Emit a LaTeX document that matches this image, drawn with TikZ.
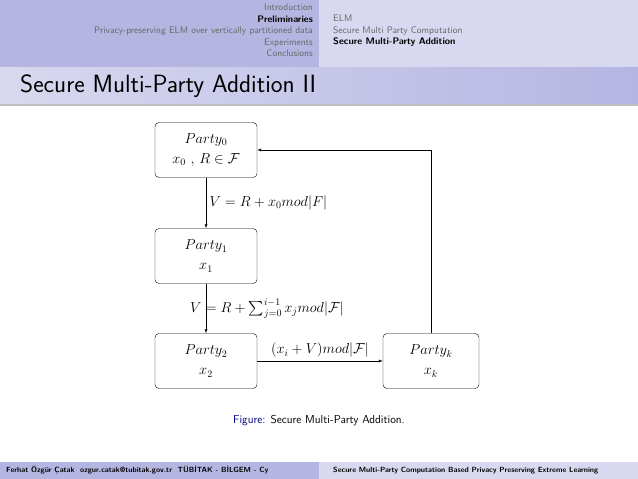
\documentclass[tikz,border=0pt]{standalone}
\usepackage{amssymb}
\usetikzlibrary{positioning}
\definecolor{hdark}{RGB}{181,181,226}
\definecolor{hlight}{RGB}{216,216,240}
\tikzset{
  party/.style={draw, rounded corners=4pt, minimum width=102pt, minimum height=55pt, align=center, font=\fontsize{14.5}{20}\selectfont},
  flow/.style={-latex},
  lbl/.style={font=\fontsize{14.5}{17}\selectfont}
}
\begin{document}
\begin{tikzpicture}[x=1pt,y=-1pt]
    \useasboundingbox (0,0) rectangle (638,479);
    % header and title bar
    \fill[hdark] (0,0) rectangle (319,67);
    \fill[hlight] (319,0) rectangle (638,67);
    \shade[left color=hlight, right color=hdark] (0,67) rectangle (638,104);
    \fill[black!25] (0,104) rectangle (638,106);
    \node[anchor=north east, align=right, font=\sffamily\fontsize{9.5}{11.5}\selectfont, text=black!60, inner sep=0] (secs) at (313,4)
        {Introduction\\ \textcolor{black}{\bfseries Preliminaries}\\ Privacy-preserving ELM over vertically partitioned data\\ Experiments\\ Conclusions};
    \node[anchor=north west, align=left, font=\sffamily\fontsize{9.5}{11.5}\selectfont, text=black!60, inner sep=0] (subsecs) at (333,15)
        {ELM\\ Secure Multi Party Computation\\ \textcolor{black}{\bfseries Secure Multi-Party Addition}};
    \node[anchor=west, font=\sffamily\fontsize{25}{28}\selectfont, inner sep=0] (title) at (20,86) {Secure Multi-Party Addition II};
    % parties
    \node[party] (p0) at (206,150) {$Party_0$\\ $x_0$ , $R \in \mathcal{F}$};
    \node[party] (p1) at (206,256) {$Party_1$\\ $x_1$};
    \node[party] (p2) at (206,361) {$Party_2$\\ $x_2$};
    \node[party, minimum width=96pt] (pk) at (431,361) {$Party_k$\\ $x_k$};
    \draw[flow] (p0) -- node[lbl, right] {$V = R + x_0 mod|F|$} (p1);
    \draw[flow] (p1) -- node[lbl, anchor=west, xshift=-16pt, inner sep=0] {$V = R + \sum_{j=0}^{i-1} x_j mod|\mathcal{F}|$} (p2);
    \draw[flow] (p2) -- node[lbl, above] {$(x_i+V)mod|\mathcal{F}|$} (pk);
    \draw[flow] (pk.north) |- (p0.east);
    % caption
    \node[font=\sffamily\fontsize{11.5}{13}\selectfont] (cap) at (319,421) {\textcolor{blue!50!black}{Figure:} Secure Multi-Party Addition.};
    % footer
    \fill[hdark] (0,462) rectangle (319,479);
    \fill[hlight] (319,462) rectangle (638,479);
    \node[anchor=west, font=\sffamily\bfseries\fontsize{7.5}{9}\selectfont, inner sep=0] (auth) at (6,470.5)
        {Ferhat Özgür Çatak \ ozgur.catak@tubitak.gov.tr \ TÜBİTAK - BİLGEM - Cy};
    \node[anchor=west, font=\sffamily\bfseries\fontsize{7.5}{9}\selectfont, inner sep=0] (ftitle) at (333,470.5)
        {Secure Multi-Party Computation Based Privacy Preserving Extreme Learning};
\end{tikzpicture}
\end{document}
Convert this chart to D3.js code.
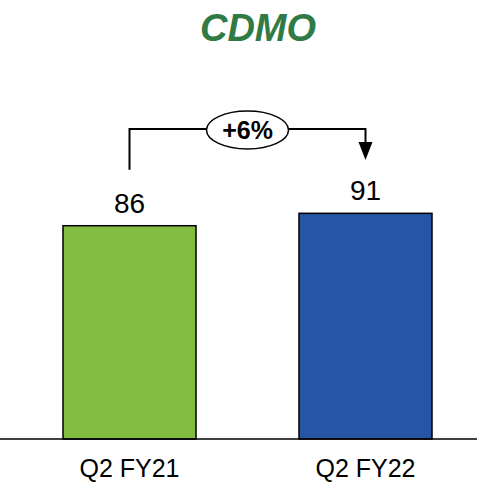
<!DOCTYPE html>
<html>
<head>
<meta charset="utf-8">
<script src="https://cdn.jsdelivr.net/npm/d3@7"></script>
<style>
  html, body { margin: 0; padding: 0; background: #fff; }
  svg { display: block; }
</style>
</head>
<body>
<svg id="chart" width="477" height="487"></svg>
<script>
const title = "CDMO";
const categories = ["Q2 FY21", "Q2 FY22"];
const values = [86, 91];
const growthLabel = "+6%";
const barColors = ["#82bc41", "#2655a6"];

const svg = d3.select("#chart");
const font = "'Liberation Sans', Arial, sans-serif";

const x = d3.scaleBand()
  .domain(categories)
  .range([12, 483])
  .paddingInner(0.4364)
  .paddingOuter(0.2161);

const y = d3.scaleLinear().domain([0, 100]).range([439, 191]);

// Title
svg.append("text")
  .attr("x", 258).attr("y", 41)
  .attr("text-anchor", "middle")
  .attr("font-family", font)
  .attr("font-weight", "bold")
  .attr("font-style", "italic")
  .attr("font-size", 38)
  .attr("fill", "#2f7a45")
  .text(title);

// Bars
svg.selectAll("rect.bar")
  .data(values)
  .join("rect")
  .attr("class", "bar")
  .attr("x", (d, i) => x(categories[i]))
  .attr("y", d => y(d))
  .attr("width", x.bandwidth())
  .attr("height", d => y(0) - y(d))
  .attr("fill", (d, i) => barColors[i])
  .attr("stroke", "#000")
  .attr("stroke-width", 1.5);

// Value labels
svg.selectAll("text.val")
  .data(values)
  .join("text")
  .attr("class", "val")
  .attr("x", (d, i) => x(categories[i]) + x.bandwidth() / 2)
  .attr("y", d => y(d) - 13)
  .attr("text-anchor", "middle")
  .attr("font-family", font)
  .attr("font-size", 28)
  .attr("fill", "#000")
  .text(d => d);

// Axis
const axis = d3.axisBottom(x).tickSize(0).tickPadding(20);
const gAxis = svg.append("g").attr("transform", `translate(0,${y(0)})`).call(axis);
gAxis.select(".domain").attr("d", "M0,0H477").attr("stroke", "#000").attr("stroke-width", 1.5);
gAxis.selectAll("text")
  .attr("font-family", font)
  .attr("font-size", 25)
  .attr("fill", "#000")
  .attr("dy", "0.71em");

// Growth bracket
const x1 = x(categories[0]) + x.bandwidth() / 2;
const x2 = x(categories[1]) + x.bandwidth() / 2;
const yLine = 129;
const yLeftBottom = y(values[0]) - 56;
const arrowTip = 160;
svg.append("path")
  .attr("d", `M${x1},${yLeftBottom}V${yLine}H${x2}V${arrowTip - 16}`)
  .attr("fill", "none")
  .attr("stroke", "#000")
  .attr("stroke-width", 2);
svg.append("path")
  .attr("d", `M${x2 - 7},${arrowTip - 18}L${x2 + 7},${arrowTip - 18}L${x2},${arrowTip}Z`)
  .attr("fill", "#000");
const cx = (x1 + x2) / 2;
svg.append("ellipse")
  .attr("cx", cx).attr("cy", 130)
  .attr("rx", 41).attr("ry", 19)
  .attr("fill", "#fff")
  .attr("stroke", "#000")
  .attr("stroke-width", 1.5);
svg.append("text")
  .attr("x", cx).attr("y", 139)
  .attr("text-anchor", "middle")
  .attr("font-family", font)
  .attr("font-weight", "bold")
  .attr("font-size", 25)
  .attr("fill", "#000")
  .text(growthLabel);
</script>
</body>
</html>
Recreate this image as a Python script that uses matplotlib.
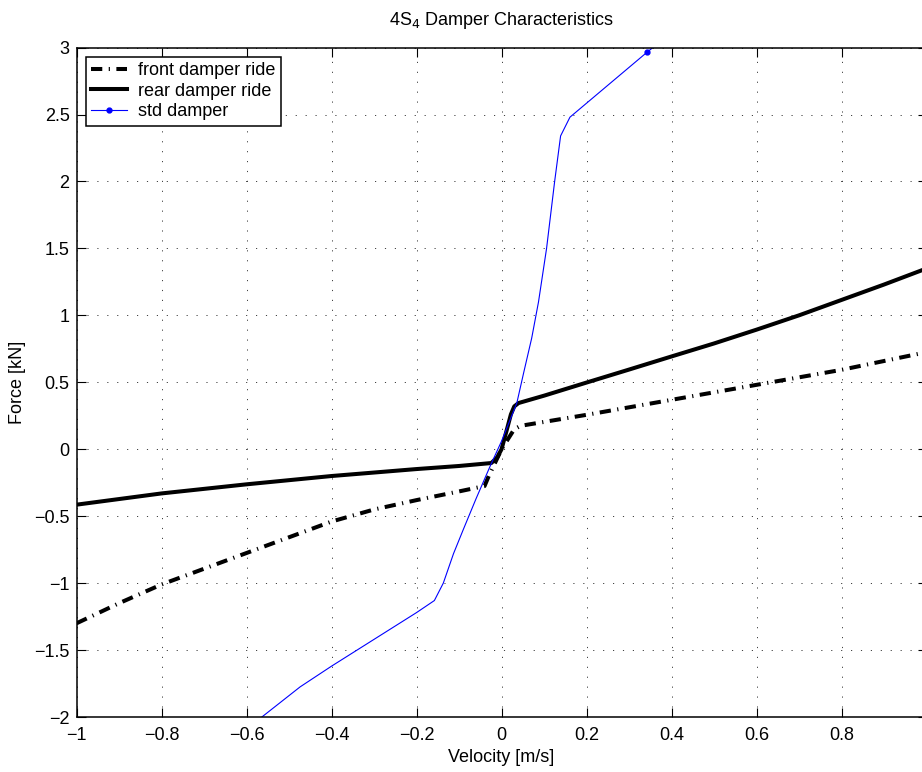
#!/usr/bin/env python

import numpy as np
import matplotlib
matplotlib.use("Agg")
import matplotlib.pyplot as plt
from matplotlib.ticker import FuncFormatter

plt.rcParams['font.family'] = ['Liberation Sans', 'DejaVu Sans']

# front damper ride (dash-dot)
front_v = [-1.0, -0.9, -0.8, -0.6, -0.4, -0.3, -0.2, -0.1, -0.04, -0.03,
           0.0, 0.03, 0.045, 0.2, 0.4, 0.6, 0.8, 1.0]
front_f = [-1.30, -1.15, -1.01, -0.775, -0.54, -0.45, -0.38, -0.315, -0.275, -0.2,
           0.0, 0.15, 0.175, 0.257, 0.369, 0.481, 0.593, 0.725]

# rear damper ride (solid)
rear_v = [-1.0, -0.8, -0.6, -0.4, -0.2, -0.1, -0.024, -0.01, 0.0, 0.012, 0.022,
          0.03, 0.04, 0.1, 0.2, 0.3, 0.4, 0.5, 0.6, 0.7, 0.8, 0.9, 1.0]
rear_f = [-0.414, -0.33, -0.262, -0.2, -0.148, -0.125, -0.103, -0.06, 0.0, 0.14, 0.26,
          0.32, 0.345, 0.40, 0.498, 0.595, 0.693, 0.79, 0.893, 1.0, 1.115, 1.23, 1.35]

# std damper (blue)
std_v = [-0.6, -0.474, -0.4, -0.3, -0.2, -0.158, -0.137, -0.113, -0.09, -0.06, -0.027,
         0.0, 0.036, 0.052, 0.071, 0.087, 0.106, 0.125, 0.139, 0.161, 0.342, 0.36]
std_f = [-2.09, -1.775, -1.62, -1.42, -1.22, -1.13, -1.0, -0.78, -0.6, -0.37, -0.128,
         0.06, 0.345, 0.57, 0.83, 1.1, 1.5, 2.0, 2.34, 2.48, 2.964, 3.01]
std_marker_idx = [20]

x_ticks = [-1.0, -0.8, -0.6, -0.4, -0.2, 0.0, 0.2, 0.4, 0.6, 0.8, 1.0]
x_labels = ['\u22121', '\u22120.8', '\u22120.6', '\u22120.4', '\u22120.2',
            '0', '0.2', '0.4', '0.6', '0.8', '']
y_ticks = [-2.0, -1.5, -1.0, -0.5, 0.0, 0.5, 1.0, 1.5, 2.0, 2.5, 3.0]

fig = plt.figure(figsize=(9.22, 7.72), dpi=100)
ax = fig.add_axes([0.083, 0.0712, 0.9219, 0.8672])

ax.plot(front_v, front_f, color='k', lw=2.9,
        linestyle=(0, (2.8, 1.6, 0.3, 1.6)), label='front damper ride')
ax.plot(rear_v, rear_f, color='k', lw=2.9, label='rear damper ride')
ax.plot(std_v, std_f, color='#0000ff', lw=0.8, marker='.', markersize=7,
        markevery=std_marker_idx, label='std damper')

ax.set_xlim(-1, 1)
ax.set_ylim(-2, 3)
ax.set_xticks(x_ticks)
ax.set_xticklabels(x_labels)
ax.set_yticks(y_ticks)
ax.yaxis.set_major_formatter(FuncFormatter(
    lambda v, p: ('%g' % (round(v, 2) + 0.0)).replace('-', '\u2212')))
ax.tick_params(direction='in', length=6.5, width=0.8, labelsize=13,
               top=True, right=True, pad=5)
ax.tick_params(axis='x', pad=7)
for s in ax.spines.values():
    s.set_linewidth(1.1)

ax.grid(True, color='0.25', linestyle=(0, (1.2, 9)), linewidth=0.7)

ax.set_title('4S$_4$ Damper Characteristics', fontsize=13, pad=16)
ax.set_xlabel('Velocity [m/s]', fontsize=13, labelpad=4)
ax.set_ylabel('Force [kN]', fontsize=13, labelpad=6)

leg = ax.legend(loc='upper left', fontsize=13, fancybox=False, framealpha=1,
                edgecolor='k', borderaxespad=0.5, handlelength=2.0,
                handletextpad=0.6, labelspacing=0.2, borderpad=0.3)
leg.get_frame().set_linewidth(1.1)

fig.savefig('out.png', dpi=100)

——————————

* [Task description] Leave the pictures out, and transcribe exactly the lines above starting at the one that contains "Recreate this image" and ending at the one that contains "plt.rcParams['font.family'] = ['Liberation".

* [Solution to the problem]
Recreate this image as a Python script that uses matplotlib.
#!/usr/bin/env python

import numpy as np
import matplotlib
matplotlib.use("Agg")
import matplotlib.pyplot as plt
from matplotlib.ticker import FuncFormatter

plt.rcParams['font.family'] = ['Liberation Sans', 'DejaVu Sans']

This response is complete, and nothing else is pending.